In macrophages, NF-κB and MAPKs-signaling pathways are the main signaling pathways that control the immune response. The key proteins in the signaling pathway, as markers of signaling pathway activation, were selected, such as IκBα and P65 and their corresponding phosphorylation forms in the NF-κB-signaling pathway, extracellular signal–related kinase (ERK)-1/2, P38, c-Jun NH2-terminal kinase (JNK), and corresponding phosphorylation forms in the MAPKs-signaling pathway (15). In Figure 5, compared with the control group, the expression levels of phosphorylated P65 and phosphorylated IκBα were significantly increased in the LPS positive group. By calculation, the ratios of p-P65/P65 and p-IκBα/IκBα in the LPS positive group were significantly higher than those of the control group (p < 0.001). After pB stimulation, the ratios of p-P65/P65 and p-IκB-α/IκBα were also significantly higher than those of the control group.
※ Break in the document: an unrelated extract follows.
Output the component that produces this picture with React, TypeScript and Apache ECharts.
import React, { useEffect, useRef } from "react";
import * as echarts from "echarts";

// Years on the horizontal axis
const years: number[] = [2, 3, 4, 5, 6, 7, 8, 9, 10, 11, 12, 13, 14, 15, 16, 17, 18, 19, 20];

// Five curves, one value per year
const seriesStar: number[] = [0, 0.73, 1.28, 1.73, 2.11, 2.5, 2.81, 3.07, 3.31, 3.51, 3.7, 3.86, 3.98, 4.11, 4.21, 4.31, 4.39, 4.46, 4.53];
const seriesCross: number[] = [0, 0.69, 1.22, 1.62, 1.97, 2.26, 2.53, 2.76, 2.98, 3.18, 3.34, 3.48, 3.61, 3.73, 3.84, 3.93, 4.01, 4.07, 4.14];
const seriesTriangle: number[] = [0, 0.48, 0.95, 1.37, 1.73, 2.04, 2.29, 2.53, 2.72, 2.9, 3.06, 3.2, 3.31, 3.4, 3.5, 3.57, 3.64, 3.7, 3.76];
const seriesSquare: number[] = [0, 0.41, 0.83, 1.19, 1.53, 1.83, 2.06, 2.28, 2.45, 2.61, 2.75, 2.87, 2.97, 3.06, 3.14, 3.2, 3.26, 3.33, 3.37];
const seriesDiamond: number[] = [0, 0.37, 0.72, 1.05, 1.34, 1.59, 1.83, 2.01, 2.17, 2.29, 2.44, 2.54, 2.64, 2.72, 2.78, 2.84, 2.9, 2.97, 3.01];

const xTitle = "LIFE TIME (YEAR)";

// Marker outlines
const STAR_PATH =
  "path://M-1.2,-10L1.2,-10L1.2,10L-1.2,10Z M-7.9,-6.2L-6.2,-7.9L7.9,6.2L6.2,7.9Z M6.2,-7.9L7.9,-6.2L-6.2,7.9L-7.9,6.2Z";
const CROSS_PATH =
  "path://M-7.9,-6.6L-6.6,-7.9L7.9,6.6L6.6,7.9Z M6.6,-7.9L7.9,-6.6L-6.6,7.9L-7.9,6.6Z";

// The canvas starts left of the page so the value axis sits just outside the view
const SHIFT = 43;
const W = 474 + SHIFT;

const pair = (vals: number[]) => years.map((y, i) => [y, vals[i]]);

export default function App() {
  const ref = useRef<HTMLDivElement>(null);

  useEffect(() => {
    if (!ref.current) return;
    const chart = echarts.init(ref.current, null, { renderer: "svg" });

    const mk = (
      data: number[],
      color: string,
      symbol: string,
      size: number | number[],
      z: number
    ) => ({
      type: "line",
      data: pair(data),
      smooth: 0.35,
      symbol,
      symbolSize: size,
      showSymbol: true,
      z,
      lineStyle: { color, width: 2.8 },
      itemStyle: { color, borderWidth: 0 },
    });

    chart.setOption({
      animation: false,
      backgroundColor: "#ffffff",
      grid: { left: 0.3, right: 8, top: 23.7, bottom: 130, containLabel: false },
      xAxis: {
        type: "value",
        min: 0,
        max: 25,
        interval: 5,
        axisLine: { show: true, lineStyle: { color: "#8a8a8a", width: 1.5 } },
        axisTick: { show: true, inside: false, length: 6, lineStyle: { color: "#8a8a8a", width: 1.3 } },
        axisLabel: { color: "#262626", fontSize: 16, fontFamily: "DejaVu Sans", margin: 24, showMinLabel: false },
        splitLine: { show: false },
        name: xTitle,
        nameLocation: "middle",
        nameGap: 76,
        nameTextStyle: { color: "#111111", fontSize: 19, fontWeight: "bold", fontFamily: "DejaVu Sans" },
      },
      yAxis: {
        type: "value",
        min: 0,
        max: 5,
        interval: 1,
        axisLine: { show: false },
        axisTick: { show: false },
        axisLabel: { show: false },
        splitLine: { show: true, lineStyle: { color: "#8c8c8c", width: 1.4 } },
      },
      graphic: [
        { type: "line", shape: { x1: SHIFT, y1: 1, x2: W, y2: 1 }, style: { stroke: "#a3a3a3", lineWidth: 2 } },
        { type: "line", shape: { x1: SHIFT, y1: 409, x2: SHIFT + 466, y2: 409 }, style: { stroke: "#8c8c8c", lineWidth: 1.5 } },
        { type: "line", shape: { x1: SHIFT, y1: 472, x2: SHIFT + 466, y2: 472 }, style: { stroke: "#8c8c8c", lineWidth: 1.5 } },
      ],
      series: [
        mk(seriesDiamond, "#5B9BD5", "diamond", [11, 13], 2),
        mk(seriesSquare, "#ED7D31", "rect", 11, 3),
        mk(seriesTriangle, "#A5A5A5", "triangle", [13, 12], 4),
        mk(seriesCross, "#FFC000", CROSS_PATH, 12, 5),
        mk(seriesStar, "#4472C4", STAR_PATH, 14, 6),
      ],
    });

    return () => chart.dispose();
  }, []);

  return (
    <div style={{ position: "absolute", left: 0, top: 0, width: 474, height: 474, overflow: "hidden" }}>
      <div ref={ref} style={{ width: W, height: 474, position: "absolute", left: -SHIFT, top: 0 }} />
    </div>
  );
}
The results indicated that pB could induce immune response through the activation of the NF-κB-signaling pathway. In Figure 6, the ratios of p-P38/P38, p-ERK, and p-JNK in the LPS positive group were significantly higher than those in the control group (p < 0.001). After pB stimulation, the ratios of p-P38/P38, p-ERK/ERK, and p-JNK/JNK were significantly higher than those in the control group. The results indicated that pB could activate the MAPKs-signaling pathway to induce an immune response.

Reactive oxygen species act as immunomodulatory-signaling molecules in macrophages, as other pro-inflammatory cytokines do (34). Therefore, we used flow cytometry to detect the content of ROS. In Figure 7, compared with the control group, the peak shape of the LPS positive group moved to the right, which indicated that the ROS content in RAW264.7 cells was significantly increased after LPS stimulation. After pB stimulation, the peak shape also shifted to the right compared with the control group, indicating that ROS production increased significantly. This suggested that pB could further affect the immune response by producing ROS.
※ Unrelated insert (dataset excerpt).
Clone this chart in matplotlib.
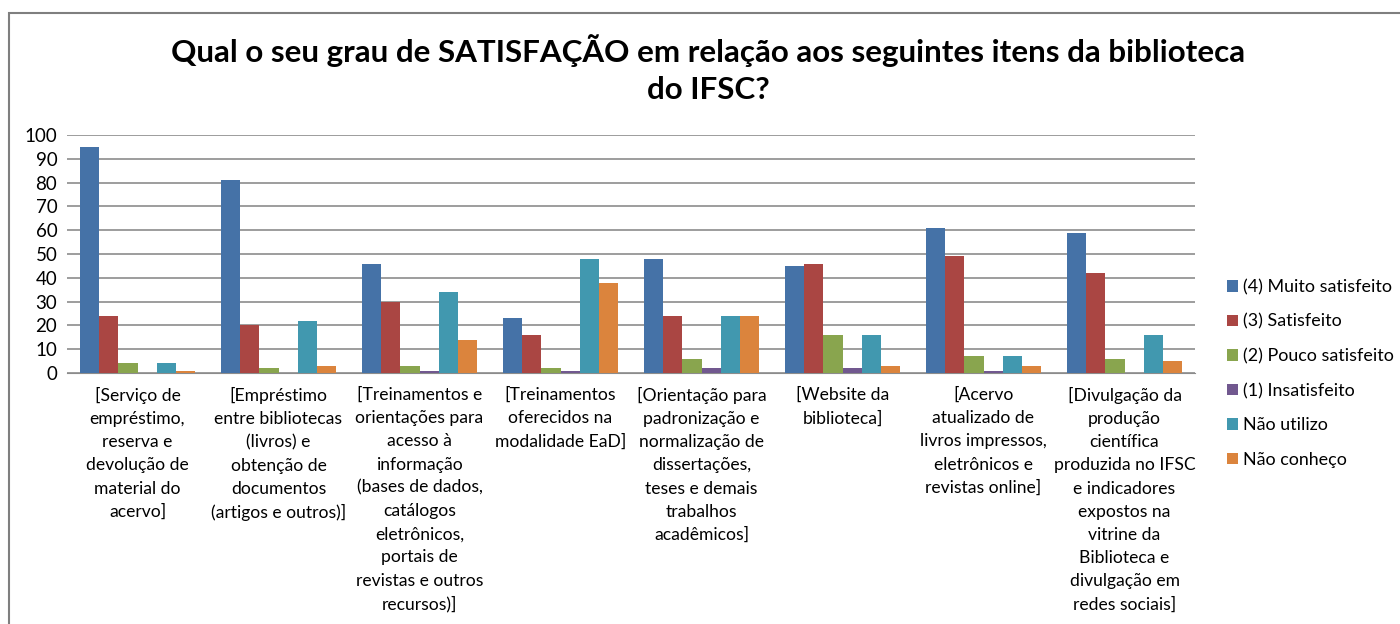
import matplotlib
matplotlib.use('Agg')
import matplotlib.pyplot as plt
import matplotlib.patches as mpatches
import numpy as np

plt.rcParams['font.family'] = ['Lato', 'DejaVu Sans']

categories = [
    '[Serviço de\nempréstimo,\nreserva e\ndevolução de\nmaterial do\nacervo]',
    '[Empréstimo\nentre bibliotecas\n(livros) e\nobtenção de\ndocumentos\n(artigos e outros)]',
    '[Treinamentos e\norientações para\nacesso à\ninformação\n(bases de dados,\ncatálogos\neletrônicos,\nportais de\nrevistas e outros\nrecursos)]',
    '[Treinamentos\noferecidos na\nmodalidade EaD]',
    '[Orientação para\npadronização e\nnormalização de\ndissertações,\nteses e demais\ntrabalhos\nacadêmicos]',
    '[Website da\nbiblioteca]',
    '[Acervo\natualizado de\nlivros impressos,\neletrônicos e\nrevistas online]',
    '[Divulgação da\nprodução\ncientífica\nproduzida no IFSC\ne indicadores\nexpostos na\nvitrine da\nBiblioteca e\ndivulgação em\nredes sociais]',
]

series_names = ['(4) Muito satisfeito', '(3) Satisfeito', '(2) Pouco satisfeito',
                '(1) Insatisfeito', 'Não utilizo', 'Não conheço']
muito_satisfeito = [95, 81, 46, 23, 48, 45, 61, 59]
satisfeito = [24, 20, 30, 16, 24, 46, 49, 42]
pouco_satisfeito = [4, 2, 3, 2, 6, 16, 7, 6]
insatisfeito = [0, 0, 1, 1, 2, 2, 1, 0]
nao_utilizo = [4, 22, 34, 48, 24, 16, 7, 16]
nao_conheco = [1, 3, 14, 38, 24, 3, 3, 5]

values = [muito_satisfeito, satisfeito, pouco_satisfeito, insatisfeito, nao_utilizo, nao_conheco]
colors = ['#4572A7', '#AA4643', '#89A54E', '#71588F', '#4198AF', '#DB843D']

fig = plt.figure(figsize=(14, 6.24), dpi=100)
ax = fig.add_axes([67/1400, 1 - 373/624, (1195 - 67)/1400, (373 - 135)/624])

# outer chart frame
fig.patches.append(mpatches.Rectangle((9/1400, -0.05), 1.1, 1 - 13/624 + 0.05,
                                      transform=fig.transFigure, fill=False,
                                      edgecolor='#7f7f7f', linewidth=1.5))

x = np.arange(len(categories))
w = 0.135
for i, (name, vals) in enumerate(zip(series_names, values)):
    ax.bar(x + (i - 2.5) * w, vals, width=w, color=colors[i], label=name, zorder=3)

ax.set_xlim(-0.5, len(categories) - 0.5)
ax.set_ylim(0, 100)
ax.set_yticks(np.arange(0, 101, 10))
ax.yaxis.grid(True, color='#8c8c8c', linewidth=1.2, zorder=0)
ax.set_xticks(x)
ax.set_xticklabels(categories, fontsize=12.6, linespacing=1.55, va='top')
ax.tick_params(axis='x', length=0, pad=10)
ax.tick_params(axis='y', length=0, labelsize=13.5, pad=7)
for s in ['top', 'right', 'left']:
    ax.spines[s].set_visible(False)
ax.spines['bottom'].set_color('#8c8c8c')

fig.text(708/1400, 1 - 69/624, 'Qual o seu grau de SATISFAÇÃO em relação aos seguintes itens da biblioteca\ndo IFSC?',
         ha='center', va='center', fontsize=22.6, fontweight='bold', linespacing=1.37)

leg = ax.legend(loc='upper left', bbox_to_anchor=(1220/1400, 1 - 272/624), bbox_transform=fig.transFigure,
                frameon=False, fontsize=12.9, handlelength=0.6, handleheight=0.6,
                handletextpad=0.3, labelspacing=1.03, borderaxespad=0)

plt.savefig('out.png', dpi=100)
Macrophages act as antigen-presenting cells that load peptides into the MHC-II molecule, subsequently internalizing and processing the antigen, thereby allowing interaction with specific T cell receptors (TCR). However, T cell activation requires that costimulatory molecules CD80 and CD86 bind to CD 28 or CD 152 on the surface of the T cell to complete the immune synapse (35). To explore the effects of pB on the presentation of antigens, we examined the expression of CD86, CD80, and MHC II on the cell surface. In Figure 8, compared with the control group, the expressions of CD86, CD80, and MHC II were significantly increased in the LPS positive group. After pB stimulation, the peaks of CD86 and CD80 shifted significantly to the right, which was significantly different from the blank group (p < 0.001). Unfortunately, the peak value of MHC after PB stimulation did not shift to the right, and there was no significant difference compared with the control group. This suggested that pB could upregulate the expression of CD86 and CD80, thus enhancing the antigen-presenting effects of cells.